Jim K: Banks Lake - 5/27-30

Fished Banks Lake last half of Memorial day weekend and Tuesday AM.  Based on my own time on the water, and from everyone I talked to including the campground host of Steamboat Rock State Park walleye fishing remains very slow.  I only talked to (or even heard of) anyone that had caught any walleyes.  One other fisherman had only caught two walleyes in three days.
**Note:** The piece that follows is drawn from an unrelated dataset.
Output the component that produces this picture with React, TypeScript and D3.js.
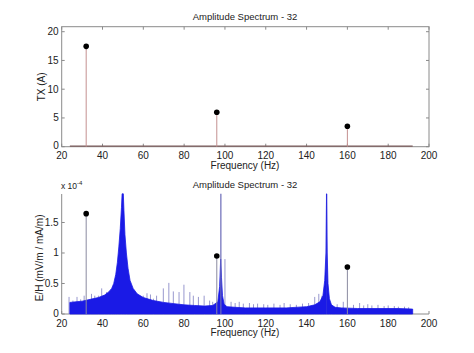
import React from "react";
import * as d3 from "d3";

const W = 474;
const H = 353;

const xTicks = [20, 40, 60, 80, 100, 120, 140, 160, 180, 200];
const txTicks = [0, 5, 10, 15, 20];
const ehTicks = [0, 0.5, 1, 1.5];
const ehTickLabels = ["0", "0.5", "1", "1.5"];

// Top: transmitter current stems
const txFreq = [32, 96, 160];
const txAmp = [17.45, 6.0, 3.55];

// Bottom: E/H ratio at transmitted frequencies (x 1e-4)
const ehFreq = [32, 96, 160];
const ehAmp = [1.645, 0.95, 0.77];

// Dense noise spectrum: envelope of the blue band (x 1e-4)
const noiseFreq = [24, 27, 30, 34, 38, 41, 43, 44.5, 45.5, 46.5, 47.3, 48, 48.7, 49.3, 49.6, 50.2, 50.5, 51, 51.7, 52.5, 53.5, 55, 57, 60, 65, 70, 75, 80, 85, 90, 94, 96.5, 97.4, 97.9, 98.3, 98.8, 99.6, 101, 105, 110, 120, 130, 140, 144, 146.5, 148, 148.9, 149.5, 149.8, 150.1, 150.5, 151.2, 152.2, 154, 157, 165, 175, 185, 192];
const noiseAmp = [0.19, 0.2, 0.21, 0.24, 0.27, 0.31, 0.36, 0.42, 0.5, 0.65, 0.85, 1.1, 1.4, 1.75, 1.97, 1.97, 1.7, 1.3, 1.0, 0.75, 0.55, 0.42, 0.33, 0.27, 0.22, 0.19, 0.17, 0.15, 0.14, 0.13, 0.14, 0.2, 0.45, 0.9, 0.6, 0.3, 0.16, 0.12, 0.11, 0.1, 0.1, 0.1, 0.12, 0.15, 0.2, 0.3, 0.55, 1.0, 1.97, 1.0, 0.5, 0.25, 0.15, 0.11, 0.1, 0.09, 0.09, 0.09, 0.08];

// Isolated light spectral lines (x 1e-4)
const spikeFreq = [23.6, 25.5, 27.5, 29.3, 31, 34.6, 36.2, 38, 39.6, 42, 43.5, 56, 58, 60, 61.8, 63.5, 65, 66.5, 69.8, 72.5, 74.7, 77.5, 79.9, 82.8, 84.5, 87, 89.8, 92.5, 94, 100, 103, 105, 107, 109, 112, 114, 116, 119, 121, 124, 127, 129, 132, 135, 138, 141, 144, 146, 147.5, 155, 158, 163, 166, 168, 170, 172, 175, 178, 180, 183, 185, 188, 190];
const spikeAmp = [0.28, 0.22, 0.28, 0.24, 0.3, 0.33, 0.3, 0.3, 0.42, 0.36, 0.33, 0.3, 0.3, 0.3, 0.34, 0.32, 0.25, 0.3, 0.42, 0.51, 0.37, 0.36, 0.48, 0.36, 0.3, 0.28, 0.3, 0.22, 0.2, 0.9, 0.2, 0.18, 0.2, 0.17, 0.18, 0.16, 0.17, 0.16, 0.15, 0.17, 0.15, 0.18, 0.16, 0.15, 0.17, 0.18, 0.28, 0.33, 0.3, 0.16, 0.2, 0.15, 0.18, 0.14, 0.16, 0.14, 0.15, 0.13, 0.14, 0.13, 0.12, 0.12, 0.11];

// Strong full-height lines
const bigLineFreq = [98, 149.8];
const bigLineAmp = [1.97, 1.97];

const FONT = "'Liberation Sans', Arial, sans-serif";
const AXIS = "#8a8a8a";
const TEXT = "#222";

export default function App() {
  const x = d3.scaleLinear().domain([20, 200]).range([61.7, 429]);
  const yTop = d3.scaleLinear().domain([0, 20.87]).range([146.7, 26.7]);
  const yBot = d3.scaleLinear().domain([0, 1.967]).range([314, 194]);

  const area = d3
    .area<number>()
    .x((_, i) => x(noiseFreq[i]))
    .y0(() => yBot(0))
    .y1((d) => yBot(d));

  const tickLen = 3;

  return (
    <svg
      width={W}
      height={H}
      style={{ position: "absolute", left: 0, top: 0, background: "#fff" }}
      fontFamily={FONT}
    >
      <rect width={W} height={H} fill="#fff" />

      {/* ---------- TOP PANEL ---------- */}
      <text x={245} y={20} fontSize={9.5} textAnchor="middle" fill={TEXT}>
        Amplitude Spectrum - 32
      </text>
      <rect
        x={x(20)}
        y={yTop(20.87)}
        width={x(200) - x(20)}
        height={yTop(0) - yTop(20.87)}
        fill="none"
        stroke={AXIS}
        strokeWidth={1}
      />
      {xTicks.map((t) => (
        <g key={"tt" + t}>
          <line x1={x(t)} x2={x(t)} y1={yTop(0)} y2={yTop(0) - tickLen} stroke={AXIS} />
          <line x1={x(t)} x2={x(t)} y1={yTop(20.87)} y2={yTop(20.87) + tickLen} stroke={AXIS} />
          <text x={x(t)} y={yTop(0) + 12.5} fontSize={10} textAnchor="middle" fill={TEXT}>
            {t}
          </text>
        </g>
      ))}
      {txTicks.map((t) => (
        <g key={"ty" + t}>
          <line x1={x(20)} x2={x(20) + tickLen} y1={yTop(t)} y2={yTop(t)} stroke={AXIS} />
          <line x1={x(200)} x2={x(200) - tickLen} y1={yTop(t)} y2={yTop(t)} stroke={AXIS} />
          <text x={x(20) - 3} y={yTop(t) + (t === 0 ? 2.5 : 3.5)} fontSize={10} textAnchor="end" fill={TEXT}>
            {t}
          </text>
        </g>
      ))}
      <text x={245} y={169} fontSize={10} textAnchor="middle" fill={TEXT}>
        Frequency (Hz)
      </text>
      <text
        transform={`translate(45, ${yTop(10.4)}) rotate(-90)`}
        fontSize={10}
        textAnchor="middle"
        fill={TEXT}
      >
        TX (A)
      </text>
      {/* zero line of the transmitted spectrum */}
      <line x1={x(24)} x2={x(192)} y1={yTop(0) - 0.5} y2={yTop(0) - 0.5} stroke="#7a5a5a" strokeWidth={1.2} />
      {txFreq.map((f, i) => (
        <g key={"ts" + f}>
          <line x1={x(f)} x2={x(f)} y1={yTop(0)} y2={yTop(txAmp[i])} stroke="#c49090" strokeWidth={1} />
          <circle cx={x(f)} cy={yTop(txAmp[i])} r={2.8} fill="#000" />
        </g>
      ))}

      {/* ---------- BOTTOM PANEL ---------- */}
      <text x={245} y={188} fontSize={9.5} textAnchor="middle" fill={TEXT}>
        Amplitude Spectrum - 32
      </text>
      <text x={61} y={189} fontSize={8.5} fill={TEXT}>
        x 10
        <tspan dy={-4} fontSize={6}>
          -4
        </tspan>
      </text>
      <line x1={x(20)} x2={x(20)} y1={yBot(0)} y2={yBot(1.967)} stroke={AXIS} />
      <line x1={x(20)} x2={x(200)} y1={yBot(0)} y2={yBot(0)} stroke={AXIS} />
      {xTicks.map((t) => (
        <g key={"bt" + t}>
          <line x1={x(t)} x2={x(t)} y1={yBot(0)} y2={yBot(0) - tickLen} stroke={AXIS} />
          <text x={x(t)} y={yBot(0) + 12.5} fontSize={10} textAnchor="middle" fill={TEXT}>
            {t}
          </text>
        </g>
      ))}
      {ehTicks.map((t, i) => (
        <g key={"by" + t}>
          <line x1={x(20)} x2={x(20) + tickLen} y1={yBot(t)} y2={yBot(t)} stroke={AXIS} />
          <text x={x(20) - 3} y={yBot(t) + (t === 0 ? 2.5 : 3.5)} fontSize={10} textAnchor="end" fill={TEXT}>
            {ehTickLabels[i]}
          </text>
        </g>
      ))}
      <text x={245} y={336} fontSize={10} textAnchor="middle" fill={TEXT}>
        Frequency (Hz)
      </text>
      <text
        transform={`translate(43, ${yBot(0.92)}) rotate(-90)`}
        fontSize={10}
        textAnchor="middle"
        fill={TEXT}
      >
        E/H (mV/m / mA/m)
      </text>

      {/* light spectral lines */}
      {spikeFreq.map((f, i) => (
        <line
          key={"sp" + i}
          x1={x(f)}
          x2={x(f)}
          y1={yBot(0)}
          y2={yBot(spikeAmp[i])}
          stroke="#8c8cc8"
          strokeWidth={0.9}
        />
      ))}
      {/* dense noise band */}
      <path d={area(noiseAmp) || ""} fill="#1a1ae6" stroke="#1a1ae6" strokeWidth={0.8} />
      {bigLineFreq.map((f, i) => (
        <line
          key={"bl" + f}
          x1={x(f)}
          x2={x(f)}
          y1={yBot(0)}
          y2={yBot(bigLineAmp[i])}
          stroke={i === 0 ? "#6a6ab8" : "#2a2ae0"}
          strokeWidth={1.2}
        />
      ))}
      {ehFreq.map((f, i) => (
        <g key={"es" + f}>
          <line x1={x(f)} x2={x(f)} y1={yBot(0)} y2={yBot(ehAmp[i])} stroke="#8a8aa0" strokeWidth={1} />
          <circle cx={x(f)} cy={yBot(ehAmp[i])} r={2.8} fill="#000" />
        </g>
      ))}
    </svg>
  );
}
For walleye on morning #1 I started off pitching jigs and casting a variety of crank baits over the scattered weed beds in devil’s punchbowl, fishing everywhere from the edges of the weeds up to where they were about 8’ below the surface.  I continued with similar pattern over and in the weeds of Kruk’s bay.  With the jigs over the weeds I just was ticking the tops of the weeds and also pitched 1/8 oz jigs with plastic letting it fall between the weeds, basically working it through the cover.  Again, I worked various depths from weed tops 6’ below the surface to the edge of the weeds.  Ran to Barker’s Flats… same poor results.
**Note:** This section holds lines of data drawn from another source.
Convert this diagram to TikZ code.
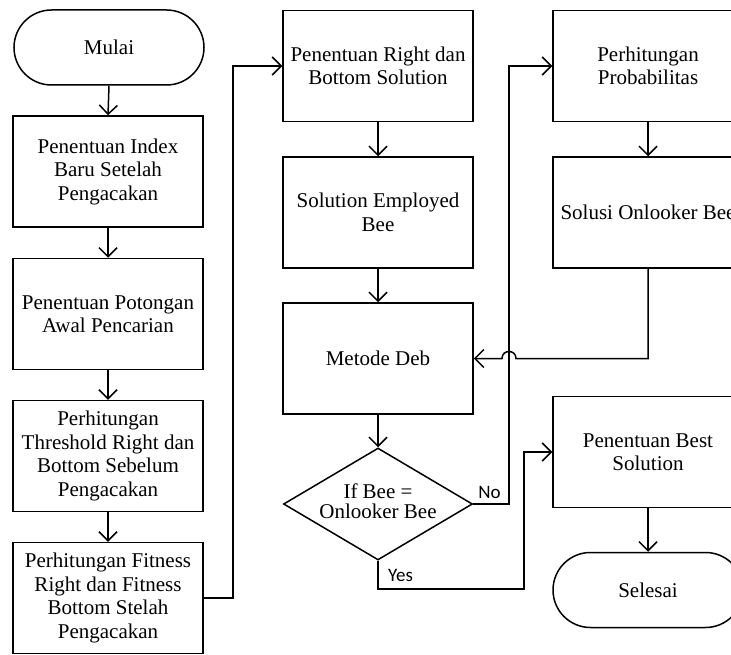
\documentclass[tikz,border=0pt]{standalone}
\usepackage{fontspec}
\setmainfont{Liberation Serif}
\newfontfamily\labfont{Carlito}
\usetikzlibrary{shapes.geometric,shapes.misc,arrows.meta,calc}

\begin{document}
\begin{tikzpicture}[x=1pt,y=-1pt,
  every node/.style={font=\fontsize{21}{23.5}\selectfont},
  box/.style={draw,line width=1.5pt,minimum width=190pt,minimum height=111pt,inner sep=0pt,align=center},
  term/.style={draw,line width=1.5pt,rounded rectangle,minimum width=190pt,minimum height=75pt,inner sep=0pt},
  dia/.style={draw,line width=1.5pt,diamond,minimum width=189pt,minimum height=112pt,inner sep=0pt},
  arr/.style={line width=1.5pt,-{Straight Barb[length=9pt,width=18pt]}},
  lab/.style={font=\labfont\fontsize{19}{22}\selectfont,inner sep=0pt,anchor=base west}
]
\useasboundingbox (0,0) rectangle (731,655);
\fill[white] (0,0) rectangle (731,655);
\clip (0,0) rectangle (731,655);

% column 1
\node[term] (start) at (109,47.5) {Mulai};
\node[box] (b1) at (108,171.5) {Penentuan Index\\Baru Setelah\\Pengacakan};
\node[box] (b2) at (108,314) {Penentuan Potongan\\Awal Pencarian};
\node[box] (b3) at (108,456) {Perhitungan\\Threshold Right dan\\Bottom Sebelum\\Pengacakan};
\node[box] (b4) at (108,598) {Perhitungan Fitness\\Right dan Fitness\\Bottom Stelah\\Pengacakan};

% column 2
\node[box] (r1) at (378,66) {Penentuan Right dan\\Bottom Solution};
\node[box] (r2) at (378,212.5) {Solution Employed\\Bee};
\node[box] (r3) at (378,358.5) {Metode Deb};
\node[dia] (dec) at (378,504) {\makebox[0pt]{\begin{tabular}{@{}c@{}}If Bee =\\[-3pt]Onlooker Bee\end{tabular}}};

% column 3
\node[box] (p1) at (648,66) {Perhitungan\\Probabilitas};
\node[box] (p2) at (648,212.5) {Solusi Onlooker Bee};
\node[box] (best) at (648,452) {Penentuan Best\\Solution};
\node[term] (end) at (648,590) {Selesai};

% helper coordinates
\coordinate (k1) at (233,0);
\coordinate (k2) at (509,0);
\coordinate (k3) at (524,589);
\coordinate (j) at (k2 |- r3.east);

% connectors
\draw[arr] (start.south) -- (b1.north);
\draw[arr] (b1.south) -- (b2.north);
\draw[arr] (b2.south) -- (b3.north);
\draw[arr] (b3.south) -- (b4.north);
\draw[arr] (b4.east) -| (k1 |- r1.west) -- (r1.west);
\draw[arr] (r1.south) -- (r2.north);
\draw[arr] (r2.south) -- (r3.north);
\draw[arr] (r3.south) -- (dec.north);
\draw[arr] (dec.east) -| (k2 |- p1.west) -- (p1.west);
\draw[arr] (p1.south) -- (p2.north);
\draw[arr] (p2.south) |- ($(j)+(7,0)$) .. controls ($(j)+(7,-9.33)$) and ($(j)+(-7,-9.33)$) .. ($(j)+(-7,0)$) -- (r3.east);
\draw[arr] (dec.south) |- (k3) |- (best.west);
\draw[arr] (best.south) -- (end.north);

\node[lab] (no) at ($(dec.east)+(5,-6)$) {No};
\node[lab] (yes) at ($(dec.south)+(10,21)$) {Yes};
\end{tikzpicture}
\end{document}
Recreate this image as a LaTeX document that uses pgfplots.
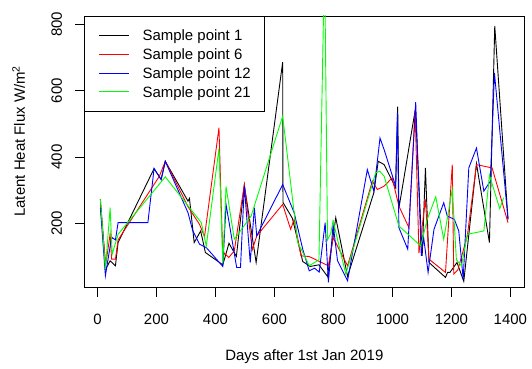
\documentclass[border=0pt]{standalone}
\usepackage{fontspec}
\setmainfont{Liberation Sans}
\usepackage{pgfplots}
\pgfplotsset{compat=1.18}
\definecolor{rblack}{RGB}{0,0,0}
\definecolor{rred}{RGB}{255,0,0}
\definecolor{rblue}{RGB}{0,0,255}
\definecolor{rgreen}{RGB}{0,255,0}
\begin{document}
\fontsize{15bp}{18bp}\selectfont
\begin{tikzpicture}
\begin{axis}[
  scale only axis, width=441bp, height=272.5bp,
  xmin=-44, xmax=1447, ymin=6, ymax=825,
  axis line style={line width=0.8bp},
  xtick={0,200,...,1400}, ytick={200,400,600,800},
  tick pos=left, tick align=outside, major tick length=9bp,
  tick style={black, line width=0.8bp},
  /pgf/number format/assume math mode=true,
  /pgf/number format/1000 sep={},
  ticklabel style={font=\fontsize{15bp}{18bp}\selectfont},
  xticklabel style={anchor=base, yshift=-28bp},
  yticklabel style={rotate=90, anchor=base, yshift=13.7bp},
  xlabel={Days after 1st Jan 2019},
  ylabel={Latent Heat Flux W/m\textsuperscript{2}},
  xlabel style={at={(axis description cs:0.5,0)}, anchor=base, yshift=-73bp, font=\fontsize{15bp}{18bp}\selectfont},
  ylabel style={at={(axis description cs:0,0.539)}, anchor=base, yshift=59.7bp, font=\fontsize{15bp}{18bp}\selectfont},
  legend cell align=left,
  legend image code/.code={\draw[line width=1bp, #1] (0bp,0bp) -- (30bp,0bp);},
  legend style={at={(axis description cs:0,1)}, anchor=north west,
    line width=0.8bp, fill=white,
    font=\fontsize{15bp}{18bp}\selectfont,
    inner xsep=13.5bp, inner ysep=13.8bp, row sep=8.2bp, column sep=13.4bp,
    nodes={inner sep=0pt, text height=10.7bp, text depth=0bp}},
  every axis plot/.append style={line width=0.9bp},
]
\addplot[color=rblack, forget plot] coordinates {
(10,272)(28,62)(43,87)(61,72)(70,142)(192,365)(216,332)(230,387)(307,267)(312,275)
(328,142)(350,177)(366,112)(425,75)(446,140)(471,100)(498,315)(538,82)(628,686)(629,263)
(661,215)(696,85)(721,70)(751,75)(780,40)(808,217)(848,40)(937,292)(952,387)(972,377)
(1011,307)(1018,552)(1022,245)(1078,545)(1101,102)(1112,367)(1124,82)(1180,37)(1187,52)(1195,52)
(1219,82)(1242,25)(1285,380)(1329,142)(1347,795)(1392,212)};
\addplot[color=rred, forget plot] coordinates {
(10,255)(28,75)(43,167)(48,92)(61,92)(70,150)(210,342)(230,387)(307,250)(346,197)
(363,160)(412,488)(425,97)(431,110)(445,97)(464,117)(498,317)(525,120)(540,162)(628,257)
(655,182)(667,212)(690,102)(718,100)(741,90)(783,72)(799,157)(848,72)(932,327)(949,302)
(972,312)(999,337)(1022,252)(1056,187)(1077,540)(1090,110)(1112,272)(1124,92)(1180,52)(1203,377)
(1208,47)(1222,60)(1254,162)(1285,377)(1338,367)(1392,202)};
\addplot[color=rblue, forget plot] coordinates {
(10,247)(27,42)(46,147)(50,157)(61,150)(70,202)(171,202)(192,365)(216,332)(230,387)
(307,232)(323,178)(346,137)(369,127)(425,70)(436,257)(472,67)(485,67)(498,312)(518,82)
(532,247)(540,162)(628,317)(667,232)(696,122)(718,57)(736,65)(752,53)(772,202)(783,22)
(799,197)(814,87)(848,27)(915,362)(937,297)(958,457)(972,422)(1011,312)(1017,532)(1022,187)
(1052,122)(1079,565)(1098,102)(1106,157)(1121,52)(1141,182)(1174,262)(1186,222)(1210,212)(1225,177)
(1240,32)(1259,367)(1285,427)(1310,297)(1332,327)(1346,653)(1392,212)};
\addplot[color=rgreen, forget plot] coordinates {
(10,272)(27,62)(43,247)(50,107)(70,167)(230,340)(352,202)(369,132)(412,425)(425,80)
(436,311)(464,152)(521,222)(628,523)(679,142)(702,102)(718,72)(751,90)(770,1000)(780,150)
(791,170)(799,207)(842,47)(943,352)(957,357)(972,342)(1022,192)(1096,132)(1118,212)(1147,280)
(1174,152)(1203,302)(1217,90)(1234,72)(1254,167)(1310,177)(1329,345)(1364,244)(1377,277)};
\addlegendimage{draw=rblack, color=rblack}
\addlegendimage{draw=rred, color=rred}
\addlegendimage{draw=rblue, color=rblue}
\addlegendimage{draw=rgreen, color=rgreen}
\legend{Sample point 1,Sample point 6,Sample point 12,Sample point 21}
\end{axis}
\path[use as bounding box] (-84.7bp,-74.5bp) rectangle (447.3bp,288.5bp);
\end{tikzpicture}
\end{document}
On morning #2 there was a bit of a breeze out of the North so I headed to a North facing shoreline just up from rose bush.  I casted variety of cranks from 15’ to 1’.  I also bottom bounced with spinners & crawlers out to 30’.  I scouted with my electronics out to 35-40’.  All signs of walleye were absent on electronics all weekend.

Thought out the lake I often ran across schools of whitefish as verified with my video camera.  Next time, especially during a slow walleye bite I may drop a small jigging rap down to them and see if I can hook up.
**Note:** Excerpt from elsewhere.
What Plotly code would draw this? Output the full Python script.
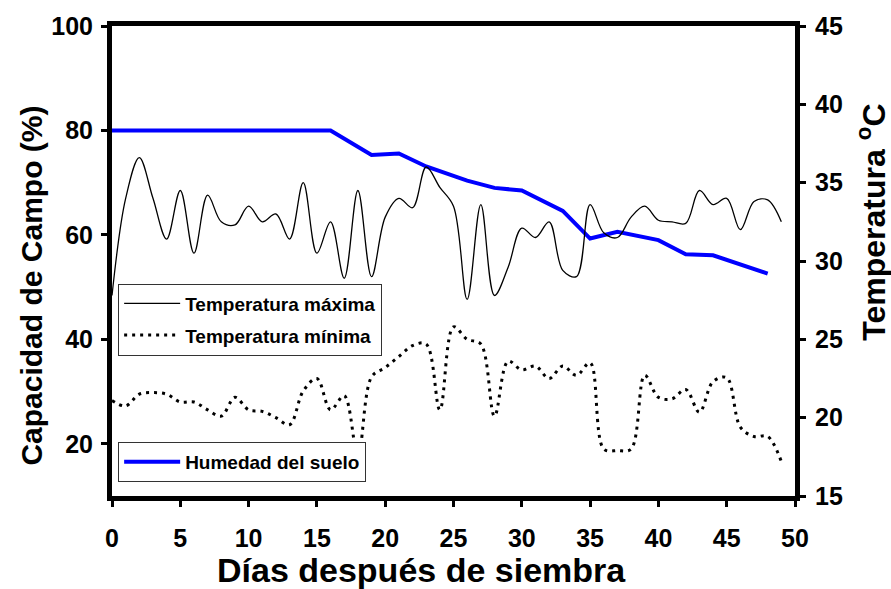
import plotly.graph_objects as go

# Soil moisture (% of field capacity)
hum_dias = [0, 16, 19, 21, 23, 26, 28, 30, 33, 35, 37, 40, 42, 44, 48]
humedad = [80, 80, 75.3, 75.6, 73.1, 70.4, 69.0, 68.5, 64.6, 59.3, 60.6, 59.0, 56.3, 56.1, 52.6]

# Daily temperatures (°C)
dias = list(range(0, 50))
t_max = [27.8, 34.0, 36.6, 34.0, 31.4, 34.5, 30.5, 34.2, 32.5, 32.3,
         33.5, 32.5, 33.0, 31.4, 35.0, 30.5, 32.5, 28.9, 34.5, 29.0,
         32.8, 34.0, 33.4, 36.0, 34.7, 33.5, 27.55, 33.6, 27.8, 29.6,
         32.1, 31.5, 32.5, 29.4, 29.0, 33.6, 31.8, 31.5, 32.8, 33.5,
         32.6, 32.5, 32.4, 34.5, 33.6, 34.0, 32.0, 33.8, 33.9, 32.5]
t_min = [21.1, 20.75, 21.5, 21.6, 21.5, 21.0, 21.0, 20.5, 20.1, 21.3,
         20.5, 20.4, 20.0, 19.55, 21.7, 22.5, 20.5, 21.4, 17.6, 22.6,
         23.2, 23.9, 24.6, 24.7, 20.5, 25.8, 25.0, 24.7, 20.1, 23.6,
         23.05, 23.3, 22.5, 23.3, 22.7, 23.5, 18.0, 17.9, 18.0, 22.7,
         21.3, 21.2, 21.8, 20.35, 22.3, 22.55, 19.4, 18.8, 18.8, 17.2]

FONT = "Liberation Sans"

fig = go.Figure()

fig.add_trace(go.Scatter(
    x=dias, y=t_max, yaxis="y2", mode="lines",
    line=dict(color="black", width=1.3, shape="spline", smoothing=1.0),
    name="Temperatura máxima", legend="legend", legendgroup="a",
))
fig.add_trace(go.Scatter(
    x=dias, y=t_min, yaxis="y2", mode="lines",
    line=dict(color="black", width=3, shape="spline", smoothing=1.0, dash="3px,5px"),
    name="Temperatura mínima", legend="legend", legendgroup="b",
))
fig.add_trace(go.Scatter(
    x=hum_dias, y=humedad, mode="lines",
    line=dict(color="#0000FF", width=4),
    name="Humedad del suelo", legend="legend2",
))

tickfont = dict(family=FONT, size=25, color="black", weight="bold")
legfont = dict(family=FONT, size=19, color="black", weight="bold")


def title_font(size):
    return dict(family=FONT, size=size, color="black", weight="bold")


axis_common = dict(
    showline=True, linewidth=5, linecolor="black",
    ticks="outside", ticklen=6, tickwidth=3, tickcolor="black",
    showgrid=False, zeroline=False, tickfont=tickfont,
)

fig.update_layout(
    width=891, height=589,
    margin=dict(l=112, r=96, t=18, b=93),
    paper_bgcolor="white", plot_bgcolor="white",
    showlegend=True,
    xaxis=dict(
        range=[0, 50], tickvals=[0, 5, 10, 15, 20, 25, 30, 35, 40, 45, 50],
        mirror=True, ticklabelstandoff=10, **axis_common,
    ),
    yaxis=dict(
        range=[10, 100], tickvals=[20, 40, 60, 80, 100],
        ticklabelstandoff=3, **axis_common,
    ),
    yaxis2=dict(
        range=[15, 45], tickvals=[15, 20, 25, 30, 35, 40, 45],
        overlaying="y", side="right", ticklabelstandoff=4,
        **axis_common,
    ),
    legend=dict(
        x=0.009, y=0.452, xanchor="left", yanchor="top",
        bgcolor="white", bordercolor="#333", borderwidth=1,
        font=legfont, traceorder="grouped", tracegroupgap=4, itemwidth=56,
    ),
    legend2=dict(
        x=0.009, y=0.115, xanchor="left", yanchor="top",
        bgcolor="white", bordercolor="#333", borderwidth=1,
        font=legfont, itemwidth=56,
    ),
    annotations=[
        dict(text="Días después de siembra", xref="paper", yref="paper",
             x=(421 - 112) / 683, y=-(571 - 496) / 478, xanchor="center", yanchor="middle",
             showarrow=False, font=title_font(34)),
        dict(text="Capacidad de Campo (%)", xref="paper", yref="paper",
             x=-(112 - 32) / 683, y=(496 - 282) / 478, xanchor="center", yanchor="middle",
             textangle=-90, showarrow=False, font=title_font(30)),
        dict(text="Temperatura <sup>o</sup>C", xref="paper", yref="paper",
             x=1 + (871 - 795) / 683, y=(496 - 217) / 478, xanchor="center", yanchor="middle",
             textangle=-90, showarrow=False, font=title_font(32)),
    ],
)

fig.write_html("out.html")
The remainder of my fishing time was spent scouting for “kids fishing”, or fishing with my family.  I had extremely good luck for small mouth bass using Ultra Light Rippin’ Raps in far backs of numerous tiny coves where water level was only a few feet deep.  Most times one could not keep the small ones off, but I managed to catch a 17”, 15” and a 14” SMB while targeting the smaller bass.

Hi-light of the trip was the 13” SMB caught by my son Seth.  It was his first fish to do it all alone… casting, retrieve, setting the hook, reeling it in!